Obedience to God isn’t the means of our salvation; it is the litmus test of our salvation. It distinguishes the saved from the lost. We are not saved because we obey God; we obey God because we are saved.
This is the full and inseparable plan of salvation, “for not the hearers of the law are just in the sight of God, but the doers of the law will be justified” (Romans 2:13). You cannot pick and choose which parts you like best. You are saved through not only Christ’s death but also His life, by what God did on the cross and what He does in your heart. Obedience to God’s law is not legalism; it’s the indispensable step that so many are missing in their understanding of God’s grace.

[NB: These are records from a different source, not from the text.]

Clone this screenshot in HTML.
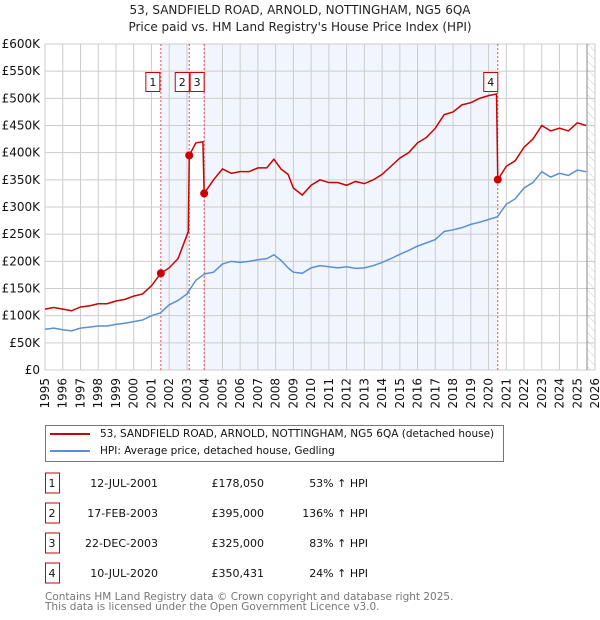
<!DOCTYPE html>
<html><head><meta charset="utf-8">
<style>
body{margin:0;background:#fff;font-family:"DejaVu Sans","Liberation Sans",sans-serif;}
#wrap{position:relative;width:600px;height:620px;overflow:hidden;}
svg text{font-family:"DejaVu Sans","Liberation Sans",sans-serif;}
</style></head><body>
<div id="wrap">
<svg id="svg" width="600" height="620" xmlns="http://www.w3.org/2000/svg">
<text x="300" y="14" text-anchor="middle" font-size="12" fill="#222">53, SANDFIELD ROAD, ARNOLD, NOTTINGHAM, NG5 6QA</text>
<text x="300" y="31" text-anchor="middle" font-size="12" fill="#222">Price paid vs. HM Land Registry's House Price Index (HPI)</text>
<g id="plot"></g>
<g>
<rect x="45.5" y="425.5" width="458" height="36" fill="#fff" stroke="#777"/>
<line x1="50" y1="434" x2="90" y2="434" stroke="#cc0000" stroke-width="2"/>
<text x="100" y="437" font-size="10.5" fill="#111">53, SANDFIELD ROAD, ARNOLD, NOTTINGHAM, NG5 6QA (detached house)</text>
<line x1="50" y1="451" x2="90" y2="451" stroke="#5b8fd4" stroke-width="2"/>
<text x="100" y="454" font-size="10.5" fill="#111">HPI: Average price, detached house, Gedling</text>
</g>
<g id="table"></g>
<text x="45" y="600" font-size="10.5" fill="#777">Contains HM Land Registry data © Crown copyright and database right 2025.</text>
<text x="45" y="610" font-size="10.5" fill="#777">This data is licensed under the Open Government Licence v3.0.</text>
</svg>
</div>
<script>
const years=[1995,1996,1997,1998,1999,2000,2001,2002,2003,2004,2005,2006,2007,2008,2009,2010,2011,2012,2013,2014,2015,2016,2017,2018,2019,2020,2021,2022,2023,2024,2025,2026];
const yTicks=[0,50,100,150,200,250,300,350,400,450,500,550,600];
const yTickLabels=["£0","£50K","£100K","£150K","£200K","£250K","£300K","£350K","£400K","£450K","£500K","£550K","£600K"];
const saleDates=[2001.53,2003.13,2003.97,2020.52];
const salePrices=[178.05,395,325,350.431];
const saleLabels=["1","2","3","4"];
const saleDateText=["12-JUL-2001","17-FEB-2003","22-DEC-2003","10-JUL-2020"];
const salePriceText=["£178,050","£395,000","£325,000","£350,431"];
const salePctText=["53% \u2191 HPI","136% \u2191 HPI","83% \u2191 HPI","24% \u2191 HPI"];
const hpiX=[1995,1995.5,1996,1996.5,1997,1997.5,1998,1998.5,1999,1999.5,2000,2000.5,2001,2001.5,2002,2002.5,2003,2003.5,2004,2004.5,2005,2005.5,2006,2006.5,2007,2007.5,2007.9,2008.3,2008.7,2009,2009.5,2010,2010.5,2011,2011.5,2012,2012.5,2013,2013.5,2014,2014.5,2015,2015.5,2016,2016.5,2017,2017.5,2018,2018.5,2019,2019.5,2020,2020.5,2021,2021.5,2022,2022.5,2023,2023.5,2024,2024.5,2025,2025.5];
const hpiY=[75,77,74,72,77,79,81,81,84,86,89,92,100,105,120,128,140,165,177,180,195,200,198,200,203,205,212,202,188,180,178,188,192,190,188,190,187,188,192,198,205,213,220,228,234,240,255,258,262,268,272,277,282,305,315,335,345,365,355,362,358,368,365];
const redX=[1995,1995.5,1996,1996.5,1997,1997.5,1998,1998.5,1999,1999.5,2000,2000.5,2001,2001.53,2002,2002.5,2003.08,2003.13,2003.5,2003.9,2003.97,2004.5,2005,2005.5,2006,2006.5,2007,2007.5,2007.9,2008.3,2008.7,2009,2009.5,2010,2010.5,2011,2011.5,2012,2012.5,2013,2013.5,2014,2014.5,2015,2015.5,2016,2016.5,2017,2017.5,2018,2018.5,2019,2019.5,2020,2020.45,2020.52,2021,2021.5,2022,2022.5,2023,2023.5,2024,2024.5,2025,2025.5];
const redY=[112,115,112,109,116,118,122,122,127,130,136,140,155,178,188,205,255,395,418,420,325,350,370,362,365,365,372,372,388,370,360,335,322,340,350,345,345,340,347,343,350,360,375,390,400,418,428,445,470,475,488,492,500,505,508,350,375,385,410,425,450,440,445,440,455,450];

const L=45,R=595,T=44,B=370,X0=1995,X1=2026,YMAX=600;
const sx=v=>L+(v-X0)*(R-L)/(X1-X0);
const sy=v=>B-v*(B-T)/YMAX;
const NS="http://www.w3.org/2000/svg";
function mk(tag,attrs,parent){const e=document.createElementNS(NS,tag);for(const k in attrs)e.setAttribute(k,attrs[k]);parent.appendChild(e);return e;}
const plot=document.getElementById('plot');

const sh1=mk('rect',{x:sx(saleDates[0]),y:T,width:sx(saleDates[1])-sx(saleDates[0]),height:B-T,fill:'#eef3fc',opacity:0.8},plot);


const sh2=mk('rect',{x:sx(saleDates[2]),y:T,width:sx(saleDates[3])-sx(saleDates[2]),height:B-T,fill:'#eef3fc',opacity:0.8},plot);



const defs=mk('defs',{},plot);
const pat=mk('pattern',{id:'hatch',width:6,height:6,patternUnits:'userSpaceOnUse',patternTransform:'rotate(-45)'},defs);
mk('line',{x1:0,y1:0,x2:0,y2:6,stroke:'#ccc','stroke-width':1},pat);
const hx=sx(2025.55);
const hr=mk('rect',{x:hx,y:T,width:R-hx,height:B-T,fill:'url(#hatch)'},plot);



years.forEach((y,i)=>{
  const g=mk('line',{x1:sx(y),x2:sx(y),y1:T,y2:B,stroke:'#ccc','stroke-width':1},plot);
  
  
  const t=mk('text',{x:0,y:0,'font-size':12,fill:'#111','text-anchor':'end',transform:`translate(${sx(y)+4},${B+8}) rotate(-90)`},plot);
  t.textContent=y;
  
  
});
yTicks.forEach((v,i)=>{
  const g=mk('line',{x1:L,x2:R,y1:sy(v),y2:sy(v),stroke:'#ccc','stroke-width':1},plot);
  
  
  const t=mk('text',{x:L-5,y:sy(v)+4,'font-size':12,fill:'#111','text-anchor':'end'},plot);
  t.textContent=yTickLabels[i];
  
  
});
const nl=mk('line',{x1:hx,x2:hx,y1:T,y2:B,stroke:'#888','stroke-width':1},plot);



saleDates.forEach((d,i)=>{
  const l=mk('line',{x1:sx(d),x2:sx(d),y1:T,y2:B,stroke:'#e05555','stroke-width':1,'stroke-dasharray':'2,2'},plot);
  
  
});

const bp=mk('polyline',{points:hpiX.map((x,i)=>sx(x)+','+sy(hpiY[i])).join(' '),fill:'none',stroke:'#5b8fd4','stroke-width':1.5},plot);


const rp=mk('polyline',{points:redX.map((x,i)=>sx(x)+','+sy(redY[i])).join(' '),fill:'none',stroke:'#cc0000','stroke-width':1.5},plot);



saleDates.forEach((d,i)=>{
  const c=mk('circle',{cx:sx(d),cy:sy(salePrices[i]),r:4,fill:'#cc0000'},plot);
  
  
  let bx=sx(d)-14;
  if(i==0) bx=sx(d)-15;
  const b=mk('rect',{x:bx,y:72.5,width:14,height:19,fill:'#fff',stroke:'#cc0000'},plot);
  
  
  const t=mk('text',{x:bx+7,y:86,'font-size':11,fill:'#111','text-anchor':'middle'},plot);
  t.textContent=saleLabels[i];
  
  
});

const tb=document.getElementById('table');
saleLabels.forEach((s,i)=>{
  const cy=483+i*30;
  const b=mk('rect',{x:45.5,y:cy-10,width:14,height:20,fill:'#fff',stroke:'#cc0000'},tb);
  
  
  const cols=[[52,s,'middle'],[158,saleDateText[i],'end'],[264,salePriceText[i],'end'],[368,salePctText[i],'end']];
  cols.forEach((c,j)=>{
    const t=mk('text',{x:c[0],y:cy+4,'font-size':11,fill:'#111','text-anchor':c[2]},tb);
    t.textContent=c[1];
    
    
  });
});
</script>
</body></html>
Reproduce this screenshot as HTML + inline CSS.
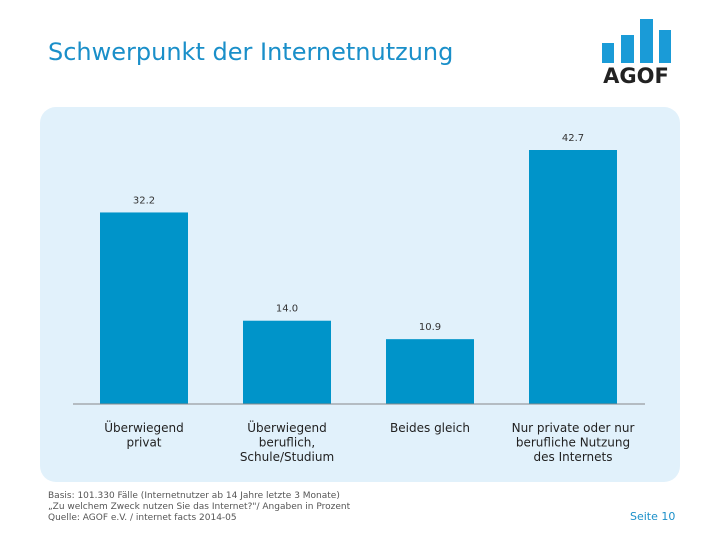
<!DOCTYPE html>
<html><head><meta charset="utf-8"><style>
body{margin:0;width:720px;height:540px;background:#fff;font-family:"DejaVu Sans",sans-serif;position:relative;overflow:hidden}
#title{position:absolute;left:48px;top:38px;font-size:24px;color:#1a8fc9}
#panel{position:absolute;left:40px;top:107px;width:640px;height:375px;background:#e1f1fb;border-radius:16px}
#foot{position:absolute;left:48px;top:491px;font-size:9px;line-height:11px;color:#555}
#page{position:absolute;left:630px;top:510px;font-size:11px;color:#1a8fc9}
svg{position:absolute;left:0;top:0}
</style></head><body>
<div id="title">Schwerpunkt der Internetnutzung</div>
<div id="panel"></div>
<svg width="720" height="540">
<rect x="602" y="43" width="12" height="20" fill="#1a9bd7"/>
<rect x="621" y="35" width="13" height="28" fill="#1a9bd7"/>
<rect x="640" y="19" width="13" height="44" fill="#1a9bd7"/>
<rect x="659" y="30" width="12" height="33" fill="#1a9bd7"/>
<text x="636" y="83" font-size="21" font-weight="bold" text-anchor="middle" fill="#222" font-family="DejaVu Sans, sans-serif">AGOF</text>
</svg>
<svg id="chart" width="720" height="540"></svg>
<div id="foot">Basis: 101.330 Fälle (Internetnutzer ab 14 Jahre letzte 3 Monate)<br>„Zu welchem Zweck nutzen Sie das Internet?"/ Angaben in Prozent<br>Quelle: AGOF e.V. / internet facts 2014-05</div>
<div id="page">Seite 10</div>
<script>
const categories=[["Überwiegend","privat"],["Überwiegend","beruflich,","Schule/Studium"],["Beides gleich"],["Nur private oder nur","berufliche Nutzung","des Internets"]];
const values=[32.2,14.0,10.9,42.7];
const labels=["32.2","14.0","10.9","42.7"];
const svg=document.getElementById('chart');const NS="http://www.w3.org/2000/svg";
const base=404,scale=254/42.7,x0=73,step=143,bw=88;
function y(v){return base-v*scale;}
function mk(t,a){const e=document.createElementNS(NS,t);for(const k in a)e.setAttribute(k,a[k]);svg.appendChild(e);return e;}
values.forEach((v,i)=>{
const x=x0+27+i*step;
const r=mk('rect',{x:x,y:y(v),width:bw,height:base-y(v),fill:'#0094c9'});


const t=mk('text',{x:x+bw/2,y:y(v)-9,'font-size':10,'text-anchor':'middle',fill:'#333','font-family':'DejaVu Sans, sans-serif'});t.textContent=labels[i];


categories[i].forEach((l,j)=>{const c=mk('text',{x:x+bw/2,y:432+j*14.5,'font-size':12,'text-anchor':'middle',fill:'#222','font-family':'DejaVu Sans, sans-serif'});c.textContent=l;

});
});
const ax=mk('line',{x1:x0,x2:645,y1:base,y2:base,stroke:'#888','stroke-width':1});


</script>
</body></html>
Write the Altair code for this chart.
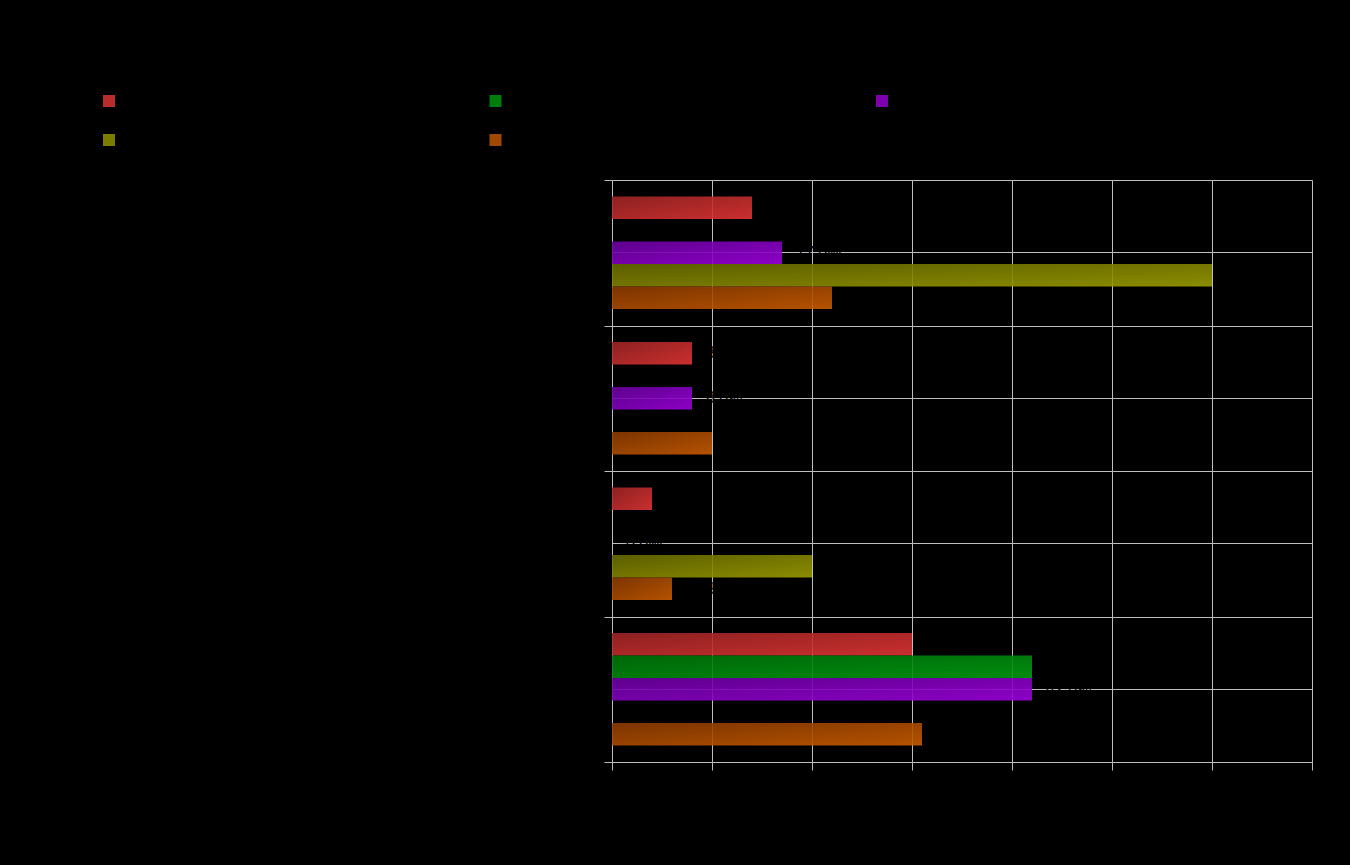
import altair as alt
import pandas as pd

categories = ["Category 1", "Category 2", "Category 3", "Category 4"]
series = ["Series 1", "Series 2", "Series 3", "Series 4", "Series 5"]
s1 = [14, 8, 4, 30]
s2 = [None, None, None, 42]
s3 = [17, 8, 0, 42]
s4 = [60, None, 20, None]
s5 = [22, 10, 6, 31]
x_ticks = [0, 10, 20, 30, 40, 50, 60, 70]

dark = ["#9c2424", "#007207", "#68009c", "#666800", "#8a3a00"]
light = ["#e23434", "#009c12", "#9c00dc", "#9a9c00", "#c85b00"]
mid = ["#b82c2c", "#007e0c", "#7c00b0", "#7a7c00", "#a04800"]

rows = []
for s, vals in zip(series, [s1, s2, s3, s4, s5]):
    for c, v in zip(categories, vals):
        rows.append({"category": c, "series": s, "value": v,
                     "label": None if v is None else f"{v:.1f}%"})
df = pd.DataFrame(rows)

grid_col = "#bdbdbd"

y_enc = alt.Y("category:N", sort=categories,
              scale=alt.Scale(domain=categories, paddingInner=0, paddingOuter=0),
              axis=alt.Axis(title=None, tickBand="extent", grid=True, gridColor=grid_col,
                            domainColor=grid_col, tickColor=grid_col, tickSize=8,
                            labelColor="black", labelFontSize=13, labelPadding=6))
yoff_enc = alt.YOffset("series:N", sort=series,
                       scale=alt.Scale(domain=series, paddingInner=0, paddingOuter=0.733))
x_enc = alt.X("value:Q", scale=alt.Scale(domain=[0, 70], nice=False),
              axis=alt.Axis(title=None, values=x_ticks, grid=True, gridColor=grid_col,
                            domainColor=grid_col, tickColor=grid_col, tickSize=8,
                            labelColor="black", labelFontSize=13))

base = alt.Chart(df)

bar_layers = []
for i, s in enumerate(series):
    grad = alt.Gradient(gradient="linear",
                        stops=[alt.GradientStop(color=dark[i], offset=0),
                               alt.GradientStop(color=light[i], offset=1)],
                        x1=0, y1=0, x2=1, y2=1)
    bar_layers.append(
        base.transform_filter(alt.datum.series == s)
        .transform_filter("datum.value != null")
        .mark_bar(fill=grad, opacity=0.9)
        .encode(x=x_enc, y=y_enc, yOffset=yoff_enc)
    )

labels = (base.transform_filter("datum.value != null")
          .mark_text(align="left", baseline="middle", dx=14, color="black", fontSize=16)
          .encode(x=x_enc, y=y_enc, yOffset=yoff_enc, text="label:N"))

legend_layer = (base.mark_square(opacity=0)
                .encode(color=alt.Color("series:N", sort=series,
                                        scale=alt.Scale(domain=series, range=mid),
                                        legend=alt.Legend(orient="none", legendX=-509, legendY=-85,
                                                          direction="horizontal", columns=3,
                                                          symbolType="square", symbolSize=144,
                                                          symbolOpacity=1, symbolStrokeWidth=0,
                                                          labelColor="black", labelFontSize=12,
                                                          columnPadding=325.5, rowPadding=27,
                                                          title=None, padding=0, gridAlign="all"))))

inner = alt.layer(*bar_layers, labels, legend_layer)

grid_layer = (alt.Chart(pd.DataFrame({"category": categories}))
              .mark_point(opacity=0)
              .encode(y=alt.Y("category:N", sort=categories,
                              scale=alt.Scale(domain=categories, paddingInner=0, paddingOuter=0),
                              axis=alt.Axis(orient="right", title=None, grid=True, gridColor=grid_col,
                                            bandPosition=0.5, ticks=False, labels=False, domain=False))))

chart = (alt.layer(inner, grid_layer)
         .resolve_axis(y="independent")
         .properties(width=700, height=582,
                     autosize=alt.AutoSizeParams(type="none"),
                     padding={"left": 612, "top": 180, "right": 38, "bottom": 103},
                     background="black")
         .configure_view(stroke=None))

chart.save("out.html", embed_options={"renderer": "svg", "actions": False})
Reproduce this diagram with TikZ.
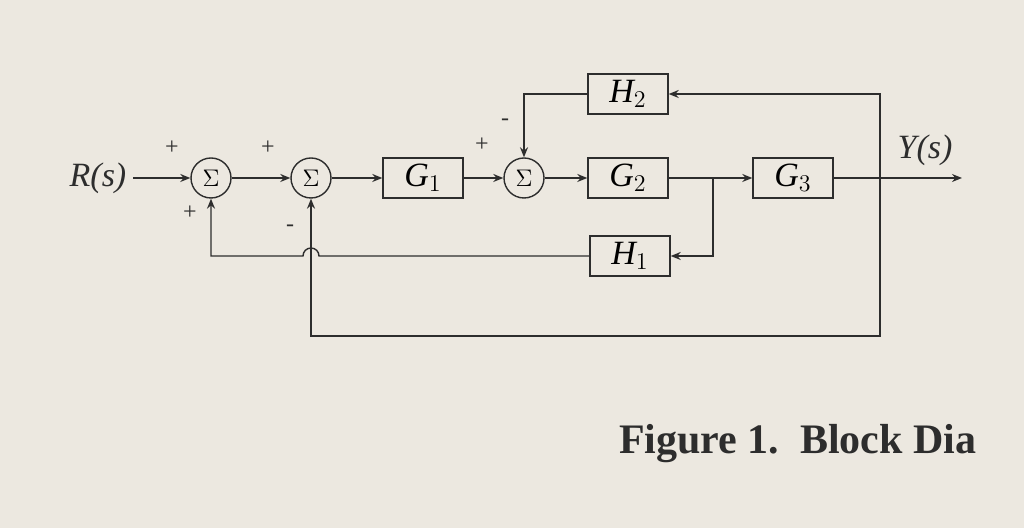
\documentclass[tikz,border=0pt]{standalone}
\usepackage{fontspec}
\setmainfont{Liberation Serif}
\usetikzlibrary{arrows.meta}
\definecolor{paper}{RGB}{236,232,224}
\definecolor{ink}{RGB}{45,45,45}
\begin{document}
\begin{tikzpicture}[x=0.5pt,y=-0.5pt,
  blk/.style={draw=ink,line width=0.7pt,minimum width=40pt,minimum height=20pt,inner sep=0pt,font=\fontsize{17}{17}\selectfont\itshape},
  sumn/.style={draw=ink,circle,line width=0.7pt,minimum size=20pt,inner sep=0pt,font=\fontsize{13}{13}\selectfont},
  sig/.style={font=\fontsize{12}{12}\selectfont,text=ink},
  wire/.style={draw=ink,line width=0.7pt},
  arr/.style={wire,-{Stealth[length=5pt,width=4pt]}}]
\fill[paper] (0,0) rectangle (1024,528);
\useasboundingbox (0,0) rectangle (1024,528);
\node[text=ink,font=\fontsize{17}{17}\selectfont\itshape] (R) at (98,178) {R(s)};
\node[sumn] (s1) at (211,178) {$\Sigma$};
\node[sumn] (s2) at (311,178) {$\Sigma$};
\node[blk] (g1) at (423,178) {G$_1$};
\node[sumn] (s3) at (524,178) {$\Sigma$};
\node[blk] (g2) at (628,178) {G$_2$};
\node[blk] (g3) at (793,178) {G$_3$};
\node[blk] (h2) at (628,94) {H$_2$};
\node[blk] (h1) at (630,256) {H$_1$};
\node[text=ink,font=\fontsize{17}{17}\selectfont\itshape] (Y) at (925,150) {Y(s)};
\coordinate (yend) at (962,178);
\coordinate (br) at (713,178);
\coordinate (ob) at (880,178);
\coordinate (lb) at (311,336);
\draw[arr] (R) -- (s1);
\draw[arr] (s1) -- (s2);
\draw[arr] (s2) -- (g1);
\draw[arr] (g1) -- (s3);
\draw[arr] (s3) -- (g2);
\draw[arr] (g2.east) -- (g3.west);
\draw[arr] (g3.east) -- (yend);
\draw[arr] (br) |- (h1.east);
\draw[arr] (ob) |- (h2.east);
\draw[arr] (h2.west) -| (s3.north);
\draw[arr] (h1.west) -- (319,256) arc (0:-180:8) -- (211,256) -- (s1.south);
\draw[arr] (ob) |- (lb) -- (s2.south);
\node[sig] at (172,148) {+};
\node[sig] at (190,213) {+};
\node[sig] at (268,148) {+};
\node[sig] at (290,228) {-};
\node[sig] at (482,145) {+};
\node[sig] at (505,122) {-};
\node[anchor=west,text=ink,font=\fontsize{21}{21}\selectfont\bfseries] (cap) at (612,444) {Figure 1.\ \ Block Dia};
\end{tikzpicture}
\end{document}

It’s like a drug-addicted teenager whose parents find her overdosing on the bathroom floor. The parents rush the kid to the emergency room, where, after several agonizing days, she miraculously awakens from her coma. The teen is so grateful for this second lease on life and so horrified by what she has become. She goes to her parents to plead forgiveness, to beg for help to get clean and sober—and in response they say, “Oh, don’t worry about it, honey. You just keep on using and abusing. The next time you overdose, we’ll just run you to the hospital again.”
Is that a solution to the problem? Of course not. The solution is for the child to never use drugs again. There needs to be a permanent change, an actual, tangible transformation of behavior that stems from a sincere and ardent desire within the child. That’s what the plan of salvation is for us. God is our heavenly Father who wants to completely cut out the sin that has brought us to the brink of certain death. That’s why Christ died, so “that we might become” righteous (emphasis added). That word “might” denotes choice. The cross of Christ gave you a choice to be saved. Your response—either obedience or disobedience—is your decision.
A Battle to Obey
Of course, obedience typically is not an easy thing. It involves a battle against self. Even in Gethsemane, Jesus struggled with self to the point of perspiring blood—ultimately praying, “Not My will, but Yours, be done” (Luke 22:42). The Bible describes the battle between self and sin as a war, a fight, a wrestling match, and a race (Ephesians 6:12; 1 Corinthians 9:7; 1 Timothy 6:12; Hebrews 12:1). The secret is that God’s power will come to assist our human effort to do His will.
The Bible is clear: “For as in Adam all die, even so in Christ all shall be made alive” (1 Corinthians 15:22); “for as by one man’s disobedience many were made sinners, so also by one Man’s obedience many will be made righteous” (Romans 5:19). “He [Christ] condemned sin in the flesh, that the righteous requirement of the law might be fulfilled in us who do not walk according to the flesh but according to the Spirit” (8:3, 4).
Obeying God out of love for Him is proof positive that you’ve accepted God’s gift of salvation by grace. It is the highest demonstration of your love for God. And it matters in these last days more than ever.